Records with drawing code:
-=-=-

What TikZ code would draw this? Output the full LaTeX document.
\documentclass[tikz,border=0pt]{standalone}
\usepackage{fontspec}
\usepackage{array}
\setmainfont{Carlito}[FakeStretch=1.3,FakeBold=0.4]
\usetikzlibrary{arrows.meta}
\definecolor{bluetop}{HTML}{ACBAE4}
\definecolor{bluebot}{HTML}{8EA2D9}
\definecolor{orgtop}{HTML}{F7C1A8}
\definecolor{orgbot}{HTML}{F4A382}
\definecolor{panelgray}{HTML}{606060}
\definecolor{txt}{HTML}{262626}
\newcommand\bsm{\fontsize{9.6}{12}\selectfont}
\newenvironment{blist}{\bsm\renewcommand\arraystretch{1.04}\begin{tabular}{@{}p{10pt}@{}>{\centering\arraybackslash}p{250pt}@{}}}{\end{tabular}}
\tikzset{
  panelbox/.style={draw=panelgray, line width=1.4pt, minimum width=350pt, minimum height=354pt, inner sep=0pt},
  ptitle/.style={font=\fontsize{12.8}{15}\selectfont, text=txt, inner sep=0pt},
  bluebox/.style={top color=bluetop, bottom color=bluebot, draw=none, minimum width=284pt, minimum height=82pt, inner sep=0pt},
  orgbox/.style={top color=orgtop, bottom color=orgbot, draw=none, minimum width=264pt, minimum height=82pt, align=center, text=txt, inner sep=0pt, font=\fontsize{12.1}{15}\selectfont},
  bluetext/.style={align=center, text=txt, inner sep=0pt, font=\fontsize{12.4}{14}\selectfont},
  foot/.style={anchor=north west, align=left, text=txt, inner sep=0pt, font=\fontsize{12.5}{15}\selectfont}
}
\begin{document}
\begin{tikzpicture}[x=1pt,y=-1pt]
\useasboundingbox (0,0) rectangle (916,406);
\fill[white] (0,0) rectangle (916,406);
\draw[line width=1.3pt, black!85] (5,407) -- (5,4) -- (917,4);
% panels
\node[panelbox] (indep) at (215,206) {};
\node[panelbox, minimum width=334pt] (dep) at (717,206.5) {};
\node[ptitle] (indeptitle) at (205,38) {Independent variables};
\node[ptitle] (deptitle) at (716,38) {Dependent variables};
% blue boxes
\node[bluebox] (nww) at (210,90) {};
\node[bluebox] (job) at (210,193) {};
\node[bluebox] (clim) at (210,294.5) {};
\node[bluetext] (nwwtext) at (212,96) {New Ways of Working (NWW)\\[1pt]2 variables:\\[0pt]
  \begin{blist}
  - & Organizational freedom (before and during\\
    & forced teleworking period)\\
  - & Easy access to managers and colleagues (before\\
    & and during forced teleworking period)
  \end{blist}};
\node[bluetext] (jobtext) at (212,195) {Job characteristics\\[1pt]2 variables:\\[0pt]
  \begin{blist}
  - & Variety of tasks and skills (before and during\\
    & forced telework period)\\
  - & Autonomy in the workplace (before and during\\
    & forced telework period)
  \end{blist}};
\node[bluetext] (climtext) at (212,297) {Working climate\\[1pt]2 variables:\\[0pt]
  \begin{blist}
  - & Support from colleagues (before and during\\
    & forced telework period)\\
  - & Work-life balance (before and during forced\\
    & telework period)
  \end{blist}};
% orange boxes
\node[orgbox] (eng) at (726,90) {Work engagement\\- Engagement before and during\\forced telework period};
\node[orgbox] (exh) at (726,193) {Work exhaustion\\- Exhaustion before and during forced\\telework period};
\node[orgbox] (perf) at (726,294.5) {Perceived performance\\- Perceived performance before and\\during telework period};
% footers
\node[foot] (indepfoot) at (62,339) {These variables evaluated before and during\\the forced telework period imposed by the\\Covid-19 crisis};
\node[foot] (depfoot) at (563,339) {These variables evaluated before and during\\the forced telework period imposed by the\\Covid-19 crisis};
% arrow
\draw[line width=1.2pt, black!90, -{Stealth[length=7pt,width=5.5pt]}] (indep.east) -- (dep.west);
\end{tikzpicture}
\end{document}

-=-=-

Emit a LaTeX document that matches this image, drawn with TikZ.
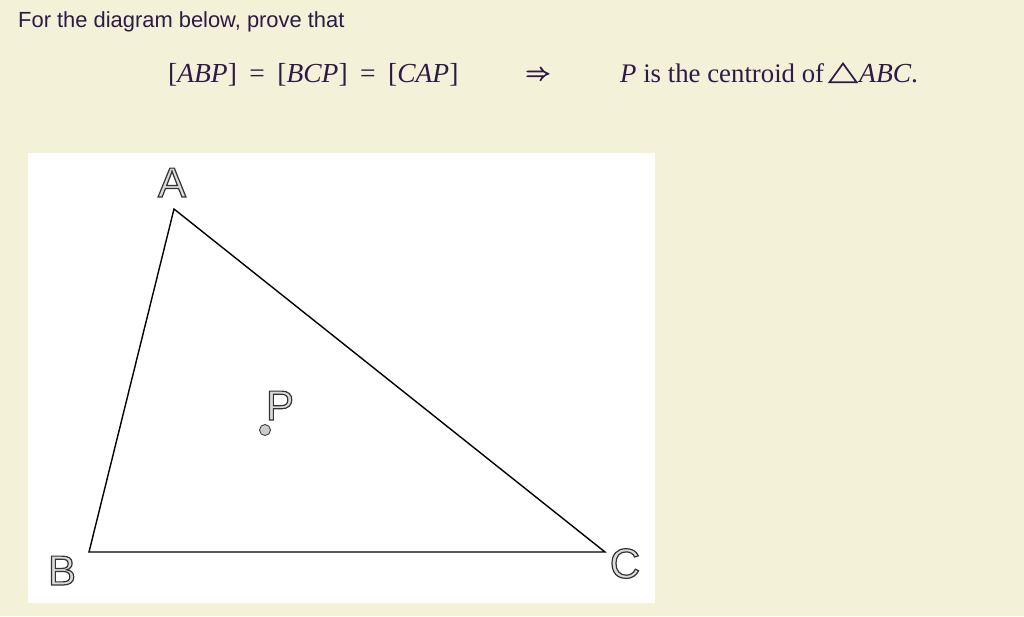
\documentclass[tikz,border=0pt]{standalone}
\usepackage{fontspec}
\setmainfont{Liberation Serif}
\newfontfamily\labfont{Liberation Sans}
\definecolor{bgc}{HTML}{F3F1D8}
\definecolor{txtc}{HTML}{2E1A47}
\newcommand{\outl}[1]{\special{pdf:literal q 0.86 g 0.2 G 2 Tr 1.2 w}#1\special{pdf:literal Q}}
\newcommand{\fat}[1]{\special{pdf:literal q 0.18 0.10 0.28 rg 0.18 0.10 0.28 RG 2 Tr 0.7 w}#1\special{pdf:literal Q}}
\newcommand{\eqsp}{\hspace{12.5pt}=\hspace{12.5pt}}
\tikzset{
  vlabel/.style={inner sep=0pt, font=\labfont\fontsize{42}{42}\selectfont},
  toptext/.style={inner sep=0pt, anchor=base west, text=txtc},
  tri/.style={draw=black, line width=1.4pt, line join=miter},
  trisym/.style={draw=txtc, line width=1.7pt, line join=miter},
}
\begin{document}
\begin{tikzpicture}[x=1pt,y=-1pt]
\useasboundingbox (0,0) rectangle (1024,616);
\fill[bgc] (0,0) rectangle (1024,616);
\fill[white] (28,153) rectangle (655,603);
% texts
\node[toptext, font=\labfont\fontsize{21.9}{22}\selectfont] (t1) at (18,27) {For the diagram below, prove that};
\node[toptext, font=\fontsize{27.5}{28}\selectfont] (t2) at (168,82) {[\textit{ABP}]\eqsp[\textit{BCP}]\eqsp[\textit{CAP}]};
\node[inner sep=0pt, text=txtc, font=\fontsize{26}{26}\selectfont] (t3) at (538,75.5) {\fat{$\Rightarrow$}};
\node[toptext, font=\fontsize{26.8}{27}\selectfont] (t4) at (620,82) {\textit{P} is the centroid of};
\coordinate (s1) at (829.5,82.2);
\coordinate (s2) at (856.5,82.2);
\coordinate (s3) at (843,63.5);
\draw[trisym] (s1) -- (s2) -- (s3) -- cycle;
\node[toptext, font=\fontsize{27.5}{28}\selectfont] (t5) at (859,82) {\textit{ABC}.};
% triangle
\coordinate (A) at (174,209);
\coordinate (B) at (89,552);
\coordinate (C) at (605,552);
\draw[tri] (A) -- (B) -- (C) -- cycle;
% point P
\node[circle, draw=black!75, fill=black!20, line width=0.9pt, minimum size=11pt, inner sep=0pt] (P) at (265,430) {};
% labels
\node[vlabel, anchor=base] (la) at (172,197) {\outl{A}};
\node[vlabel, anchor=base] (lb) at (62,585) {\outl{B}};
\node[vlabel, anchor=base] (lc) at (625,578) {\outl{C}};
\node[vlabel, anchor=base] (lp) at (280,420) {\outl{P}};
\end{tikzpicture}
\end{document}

-=-=-

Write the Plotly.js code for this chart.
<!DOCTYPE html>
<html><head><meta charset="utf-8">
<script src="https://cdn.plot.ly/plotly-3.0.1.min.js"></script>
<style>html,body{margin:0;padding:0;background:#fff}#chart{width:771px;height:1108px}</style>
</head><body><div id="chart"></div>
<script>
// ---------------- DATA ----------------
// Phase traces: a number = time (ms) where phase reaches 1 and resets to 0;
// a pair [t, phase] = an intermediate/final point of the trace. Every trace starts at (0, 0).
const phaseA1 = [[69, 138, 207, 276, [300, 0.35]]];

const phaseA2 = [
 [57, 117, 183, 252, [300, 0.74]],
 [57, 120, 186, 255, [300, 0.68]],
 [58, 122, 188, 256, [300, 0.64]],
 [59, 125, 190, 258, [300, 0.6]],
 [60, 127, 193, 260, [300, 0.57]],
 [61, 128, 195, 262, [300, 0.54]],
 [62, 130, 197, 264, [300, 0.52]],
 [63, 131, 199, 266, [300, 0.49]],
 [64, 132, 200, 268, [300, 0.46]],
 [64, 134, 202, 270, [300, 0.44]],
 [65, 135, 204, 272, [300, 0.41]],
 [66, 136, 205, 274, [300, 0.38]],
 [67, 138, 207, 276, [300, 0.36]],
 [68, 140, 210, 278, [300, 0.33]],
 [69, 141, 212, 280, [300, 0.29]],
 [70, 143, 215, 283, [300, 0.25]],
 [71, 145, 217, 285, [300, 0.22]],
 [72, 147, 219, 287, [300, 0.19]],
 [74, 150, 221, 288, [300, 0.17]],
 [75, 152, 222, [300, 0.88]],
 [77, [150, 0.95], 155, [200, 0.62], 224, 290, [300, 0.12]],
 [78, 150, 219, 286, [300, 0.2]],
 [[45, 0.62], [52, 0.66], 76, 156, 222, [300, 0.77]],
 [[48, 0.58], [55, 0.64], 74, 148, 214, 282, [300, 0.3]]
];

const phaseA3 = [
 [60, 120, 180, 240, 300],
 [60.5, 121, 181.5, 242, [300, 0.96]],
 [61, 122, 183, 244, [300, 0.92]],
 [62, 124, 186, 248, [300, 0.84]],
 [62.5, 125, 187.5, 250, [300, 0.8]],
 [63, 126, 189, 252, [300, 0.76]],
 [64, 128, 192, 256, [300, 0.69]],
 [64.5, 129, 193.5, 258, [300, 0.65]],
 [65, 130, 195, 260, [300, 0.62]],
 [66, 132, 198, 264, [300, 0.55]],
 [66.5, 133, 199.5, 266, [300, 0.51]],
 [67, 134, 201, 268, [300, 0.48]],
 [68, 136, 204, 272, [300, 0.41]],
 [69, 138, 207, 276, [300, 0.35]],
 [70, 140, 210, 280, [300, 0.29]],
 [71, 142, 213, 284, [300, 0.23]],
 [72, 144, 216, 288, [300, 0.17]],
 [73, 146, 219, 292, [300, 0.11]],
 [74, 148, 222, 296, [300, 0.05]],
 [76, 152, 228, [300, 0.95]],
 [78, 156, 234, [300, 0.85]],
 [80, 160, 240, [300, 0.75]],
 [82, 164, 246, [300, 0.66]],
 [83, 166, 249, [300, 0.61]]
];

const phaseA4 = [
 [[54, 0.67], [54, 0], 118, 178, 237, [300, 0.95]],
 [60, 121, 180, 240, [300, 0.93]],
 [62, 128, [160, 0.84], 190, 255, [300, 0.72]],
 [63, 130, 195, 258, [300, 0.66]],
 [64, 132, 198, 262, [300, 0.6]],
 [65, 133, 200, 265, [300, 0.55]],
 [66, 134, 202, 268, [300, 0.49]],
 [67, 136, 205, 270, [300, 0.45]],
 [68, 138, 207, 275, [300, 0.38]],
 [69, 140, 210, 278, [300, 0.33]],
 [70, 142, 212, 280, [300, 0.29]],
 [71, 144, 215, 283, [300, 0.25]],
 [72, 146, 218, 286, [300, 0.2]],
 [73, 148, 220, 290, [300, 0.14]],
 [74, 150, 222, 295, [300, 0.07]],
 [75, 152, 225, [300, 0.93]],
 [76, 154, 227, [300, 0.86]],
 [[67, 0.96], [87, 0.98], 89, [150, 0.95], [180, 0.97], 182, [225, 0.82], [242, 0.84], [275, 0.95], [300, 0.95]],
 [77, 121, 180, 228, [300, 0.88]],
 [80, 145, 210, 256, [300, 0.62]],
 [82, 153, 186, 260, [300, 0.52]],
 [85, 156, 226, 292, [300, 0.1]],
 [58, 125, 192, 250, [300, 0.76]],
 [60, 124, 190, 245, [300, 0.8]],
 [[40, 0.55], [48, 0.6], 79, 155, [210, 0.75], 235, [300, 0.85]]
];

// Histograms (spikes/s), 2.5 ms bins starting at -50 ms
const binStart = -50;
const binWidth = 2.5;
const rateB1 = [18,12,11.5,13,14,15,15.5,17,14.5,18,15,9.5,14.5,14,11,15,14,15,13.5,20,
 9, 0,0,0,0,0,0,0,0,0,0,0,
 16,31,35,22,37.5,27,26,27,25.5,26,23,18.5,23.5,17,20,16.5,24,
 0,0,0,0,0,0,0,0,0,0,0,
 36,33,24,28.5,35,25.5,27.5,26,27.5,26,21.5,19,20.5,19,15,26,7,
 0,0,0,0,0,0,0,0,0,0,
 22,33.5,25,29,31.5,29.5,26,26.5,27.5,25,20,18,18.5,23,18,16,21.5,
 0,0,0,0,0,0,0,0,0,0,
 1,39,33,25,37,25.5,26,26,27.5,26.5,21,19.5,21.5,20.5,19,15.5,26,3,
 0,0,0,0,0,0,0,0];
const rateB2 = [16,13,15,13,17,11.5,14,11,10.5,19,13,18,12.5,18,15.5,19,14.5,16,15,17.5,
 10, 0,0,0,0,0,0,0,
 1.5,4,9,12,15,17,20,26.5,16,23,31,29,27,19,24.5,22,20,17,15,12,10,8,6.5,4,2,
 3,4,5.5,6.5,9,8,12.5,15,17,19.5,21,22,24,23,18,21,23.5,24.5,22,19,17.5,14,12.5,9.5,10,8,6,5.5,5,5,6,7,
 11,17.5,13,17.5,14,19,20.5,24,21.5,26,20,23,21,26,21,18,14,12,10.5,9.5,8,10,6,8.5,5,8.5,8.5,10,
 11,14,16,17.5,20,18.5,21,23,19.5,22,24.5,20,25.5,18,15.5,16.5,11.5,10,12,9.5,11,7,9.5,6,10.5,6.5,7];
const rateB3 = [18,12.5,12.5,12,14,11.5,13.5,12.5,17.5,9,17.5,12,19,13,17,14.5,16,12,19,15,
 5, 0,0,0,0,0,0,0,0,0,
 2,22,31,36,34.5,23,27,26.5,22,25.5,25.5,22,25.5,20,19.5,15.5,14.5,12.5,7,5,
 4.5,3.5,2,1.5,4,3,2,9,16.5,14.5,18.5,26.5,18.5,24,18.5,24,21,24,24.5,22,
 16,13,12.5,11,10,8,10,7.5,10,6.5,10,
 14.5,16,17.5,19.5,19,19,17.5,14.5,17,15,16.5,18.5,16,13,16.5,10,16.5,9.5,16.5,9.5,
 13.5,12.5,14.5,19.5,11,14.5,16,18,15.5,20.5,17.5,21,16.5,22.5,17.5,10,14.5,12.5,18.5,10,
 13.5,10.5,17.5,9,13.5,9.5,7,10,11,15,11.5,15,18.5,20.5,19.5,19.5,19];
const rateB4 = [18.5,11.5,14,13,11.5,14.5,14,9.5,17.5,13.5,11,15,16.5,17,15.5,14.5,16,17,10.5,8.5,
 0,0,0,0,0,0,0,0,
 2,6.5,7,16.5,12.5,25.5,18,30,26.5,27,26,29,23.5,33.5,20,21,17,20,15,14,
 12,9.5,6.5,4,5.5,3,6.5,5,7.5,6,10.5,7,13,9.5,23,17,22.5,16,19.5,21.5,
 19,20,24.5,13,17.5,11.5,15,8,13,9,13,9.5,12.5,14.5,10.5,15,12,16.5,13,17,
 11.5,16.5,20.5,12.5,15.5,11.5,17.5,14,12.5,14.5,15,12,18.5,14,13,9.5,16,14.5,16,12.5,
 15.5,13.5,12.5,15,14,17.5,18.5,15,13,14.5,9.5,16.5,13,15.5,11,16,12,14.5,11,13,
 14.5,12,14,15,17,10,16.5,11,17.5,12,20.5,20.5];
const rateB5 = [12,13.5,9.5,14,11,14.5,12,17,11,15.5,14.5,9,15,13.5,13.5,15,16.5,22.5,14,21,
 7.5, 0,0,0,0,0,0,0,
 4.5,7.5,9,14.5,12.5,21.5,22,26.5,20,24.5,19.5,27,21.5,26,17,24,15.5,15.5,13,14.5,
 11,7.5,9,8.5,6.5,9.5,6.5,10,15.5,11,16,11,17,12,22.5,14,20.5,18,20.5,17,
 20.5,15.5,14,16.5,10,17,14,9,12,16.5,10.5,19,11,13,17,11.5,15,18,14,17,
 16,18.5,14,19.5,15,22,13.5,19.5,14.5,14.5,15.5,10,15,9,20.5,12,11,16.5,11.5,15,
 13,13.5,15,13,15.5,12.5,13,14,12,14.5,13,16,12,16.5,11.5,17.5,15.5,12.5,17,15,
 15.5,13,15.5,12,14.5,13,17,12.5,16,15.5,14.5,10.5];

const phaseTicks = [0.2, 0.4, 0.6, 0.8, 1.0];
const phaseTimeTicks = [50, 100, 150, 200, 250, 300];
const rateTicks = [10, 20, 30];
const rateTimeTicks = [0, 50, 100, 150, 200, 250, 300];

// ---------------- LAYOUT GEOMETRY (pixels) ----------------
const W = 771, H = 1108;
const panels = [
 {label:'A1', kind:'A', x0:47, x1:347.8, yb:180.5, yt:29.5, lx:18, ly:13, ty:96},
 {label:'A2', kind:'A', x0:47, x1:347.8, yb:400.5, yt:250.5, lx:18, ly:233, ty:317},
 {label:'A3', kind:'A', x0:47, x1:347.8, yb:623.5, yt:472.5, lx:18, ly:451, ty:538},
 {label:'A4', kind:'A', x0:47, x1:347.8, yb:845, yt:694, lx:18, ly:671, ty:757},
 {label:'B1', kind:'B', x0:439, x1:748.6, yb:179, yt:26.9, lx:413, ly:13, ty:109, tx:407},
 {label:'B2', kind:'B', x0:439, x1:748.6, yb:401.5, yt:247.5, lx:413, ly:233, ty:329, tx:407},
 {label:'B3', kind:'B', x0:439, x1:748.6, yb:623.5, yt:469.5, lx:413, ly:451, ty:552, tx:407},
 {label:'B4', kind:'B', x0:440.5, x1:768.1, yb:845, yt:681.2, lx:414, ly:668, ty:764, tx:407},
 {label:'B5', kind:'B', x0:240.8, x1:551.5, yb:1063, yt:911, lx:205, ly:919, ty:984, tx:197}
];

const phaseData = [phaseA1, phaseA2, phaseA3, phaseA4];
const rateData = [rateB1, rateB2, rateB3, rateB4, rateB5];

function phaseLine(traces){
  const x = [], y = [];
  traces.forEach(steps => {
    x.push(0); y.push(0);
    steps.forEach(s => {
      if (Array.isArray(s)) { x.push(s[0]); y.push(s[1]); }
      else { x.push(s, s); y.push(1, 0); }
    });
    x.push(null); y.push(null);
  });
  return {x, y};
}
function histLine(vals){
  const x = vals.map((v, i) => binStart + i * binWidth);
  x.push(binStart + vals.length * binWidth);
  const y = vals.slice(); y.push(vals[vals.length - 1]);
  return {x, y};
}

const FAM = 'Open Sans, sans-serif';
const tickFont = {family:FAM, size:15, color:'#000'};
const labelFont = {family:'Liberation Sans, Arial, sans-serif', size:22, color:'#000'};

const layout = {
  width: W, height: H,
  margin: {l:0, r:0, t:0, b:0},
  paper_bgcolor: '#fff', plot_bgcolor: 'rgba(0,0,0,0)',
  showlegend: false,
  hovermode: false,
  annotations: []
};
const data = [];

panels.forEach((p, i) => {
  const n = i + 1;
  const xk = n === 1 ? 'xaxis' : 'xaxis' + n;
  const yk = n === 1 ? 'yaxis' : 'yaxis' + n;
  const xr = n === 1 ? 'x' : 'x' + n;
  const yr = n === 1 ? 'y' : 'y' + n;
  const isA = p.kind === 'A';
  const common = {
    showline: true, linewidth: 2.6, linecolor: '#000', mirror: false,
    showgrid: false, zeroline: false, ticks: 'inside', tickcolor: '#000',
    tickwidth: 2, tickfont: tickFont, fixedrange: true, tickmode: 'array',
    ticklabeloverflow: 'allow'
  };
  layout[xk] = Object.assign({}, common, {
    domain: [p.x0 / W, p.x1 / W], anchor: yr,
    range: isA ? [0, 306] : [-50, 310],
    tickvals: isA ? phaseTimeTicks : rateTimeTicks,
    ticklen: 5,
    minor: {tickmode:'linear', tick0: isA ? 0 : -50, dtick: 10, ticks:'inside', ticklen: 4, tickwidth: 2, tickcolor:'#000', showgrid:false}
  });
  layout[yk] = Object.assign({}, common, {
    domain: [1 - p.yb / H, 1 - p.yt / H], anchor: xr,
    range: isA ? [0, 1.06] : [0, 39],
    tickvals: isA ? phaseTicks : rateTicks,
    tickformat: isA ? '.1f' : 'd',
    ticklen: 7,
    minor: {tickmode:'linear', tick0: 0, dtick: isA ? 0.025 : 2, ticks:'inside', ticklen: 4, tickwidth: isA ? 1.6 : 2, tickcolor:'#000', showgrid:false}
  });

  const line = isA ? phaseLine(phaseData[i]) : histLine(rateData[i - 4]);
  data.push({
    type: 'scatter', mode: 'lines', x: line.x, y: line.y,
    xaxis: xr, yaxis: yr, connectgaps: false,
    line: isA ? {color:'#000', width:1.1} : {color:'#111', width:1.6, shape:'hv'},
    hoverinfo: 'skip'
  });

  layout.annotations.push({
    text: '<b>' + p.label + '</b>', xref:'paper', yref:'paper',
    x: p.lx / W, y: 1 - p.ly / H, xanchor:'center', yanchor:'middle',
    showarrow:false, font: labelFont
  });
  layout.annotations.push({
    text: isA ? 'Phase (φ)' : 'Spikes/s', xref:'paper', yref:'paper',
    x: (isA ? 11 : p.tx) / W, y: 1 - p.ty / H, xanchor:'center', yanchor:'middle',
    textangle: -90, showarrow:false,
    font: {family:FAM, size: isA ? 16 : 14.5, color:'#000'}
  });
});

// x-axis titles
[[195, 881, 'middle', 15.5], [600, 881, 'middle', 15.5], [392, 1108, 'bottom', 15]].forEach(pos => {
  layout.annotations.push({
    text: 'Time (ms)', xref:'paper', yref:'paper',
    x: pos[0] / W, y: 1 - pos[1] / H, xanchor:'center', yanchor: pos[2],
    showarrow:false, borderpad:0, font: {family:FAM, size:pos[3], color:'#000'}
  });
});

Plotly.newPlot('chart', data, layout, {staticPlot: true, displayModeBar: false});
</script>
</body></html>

-=-=-

(EXERCISE REQUIREMENTS):
Using the listing above, list every line in which the string "that" occurs.

(OUTPUT FOR THIS TASK):
Emit a LaTeX document that matches this image, drawn with TikZ.
\node[toptext, font=\labfont\fontsize{21.9}{22}\selectfont] (t1) at (18,27) {For the diagram below, prove that};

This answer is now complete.